Each line of the material must be repeated precisely, with the pictures left out.

##############################

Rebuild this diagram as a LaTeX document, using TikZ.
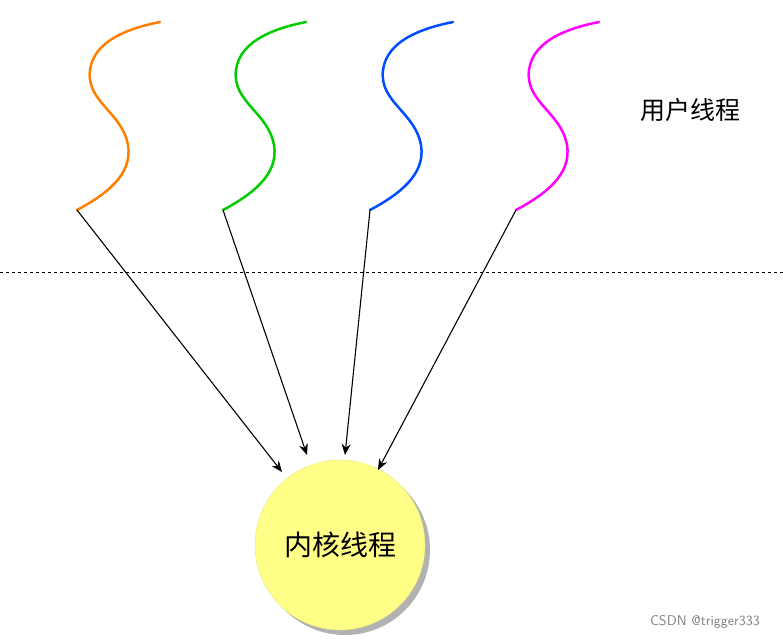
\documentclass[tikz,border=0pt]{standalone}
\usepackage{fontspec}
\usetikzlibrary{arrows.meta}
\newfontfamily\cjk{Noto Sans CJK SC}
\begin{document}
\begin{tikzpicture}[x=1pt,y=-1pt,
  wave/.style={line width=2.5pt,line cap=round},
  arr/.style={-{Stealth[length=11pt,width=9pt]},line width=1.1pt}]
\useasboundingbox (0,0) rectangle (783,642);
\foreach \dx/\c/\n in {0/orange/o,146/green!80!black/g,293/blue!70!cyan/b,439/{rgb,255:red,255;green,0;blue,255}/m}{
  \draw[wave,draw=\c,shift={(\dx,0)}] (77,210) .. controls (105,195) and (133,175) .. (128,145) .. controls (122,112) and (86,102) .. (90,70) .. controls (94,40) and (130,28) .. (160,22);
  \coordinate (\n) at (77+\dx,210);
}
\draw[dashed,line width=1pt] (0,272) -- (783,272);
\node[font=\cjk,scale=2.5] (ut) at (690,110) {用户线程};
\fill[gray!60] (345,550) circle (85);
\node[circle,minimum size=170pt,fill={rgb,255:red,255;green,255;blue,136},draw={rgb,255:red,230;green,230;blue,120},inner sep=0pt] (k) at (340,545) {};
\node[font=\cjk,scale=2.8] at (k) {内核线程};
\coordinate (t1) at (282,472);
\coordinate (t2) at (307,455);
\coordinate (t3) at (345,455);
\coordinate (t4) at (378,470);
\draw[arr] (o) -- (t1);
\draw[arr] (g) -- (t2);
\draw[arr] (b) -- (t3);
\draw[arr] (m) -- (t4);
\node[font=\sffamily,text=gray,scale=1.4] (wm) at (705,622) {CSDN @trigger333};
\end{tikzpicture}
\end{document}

##############################

* Full answer:
Rebuild this diagram as a LaTeX document, using TikZ.
\documentclass[tikz,border=0pt]{standalone}
\usepackage{fontspec}
\usetikzlibrary{arrows.meta}
\newfontfamily\cjk{Noto Sans CJK SC}
\begin{document}
\begin{tikzpicture}[x=1pt,y=-1pt,
  wave/.style={line width=2.5pt,line cap=round},
  arr/.style={-{Stealth[length=11pt,width=9pt]},line width=1.1pt}]
\useasboundingbox (0,0) rectangle (783,642);
\foreach \dx/\c/\n in {0/orange/o,146/green!80!black/g,293/blue!70!cyan/b,439/{rgb,255:red,255;green,0;blue,255}/m}{
  \draw[wave,draw=\c,shift={(\dx,0)}] (77,210) .. controls (105,195) and (133,175) .. (128,145) .. controls (122,112) and (86,102) .. (90,70) .. controls (94,40) and (130,28) .. (160,22);
  \coordinate (\n) at (77+\dx,210);
}
\draw[dashed,line width=1pt] (0,272) -- (783,272);
\node[font=\cjk,scale=2.5] (ut) at (690,110) {用户线程};
\fill[gray!60] (345,550) circle (85);
\node[circle,minimum size=170pt,fill={rgb,255:red,255;green,255;blue,136},draw={rgb,255:red,230;green,230;blue,120},inner sep=0pt] (k) at (340,545) {};
\node[font=\cjk,scale=2.8] at (k) {内核线程};
\coordinate (t1) at (282,472);
\coordinate (t2) at (307,455);
\coordinate (t3) at (345,455);
\coordinate (t4) at (378,470);
\draw[arr] (o) -- (t1);
\draw[arr] (g) -- (t2);
\draw[arr] (b) -- (t3);
\draw[arr] (m) -- (t4);
\node[font=\sffamily,text=gray,scale=1.4] (wm) at (705,622) {CSDN @trigger333};
\end{tikzpicture}
\end{document}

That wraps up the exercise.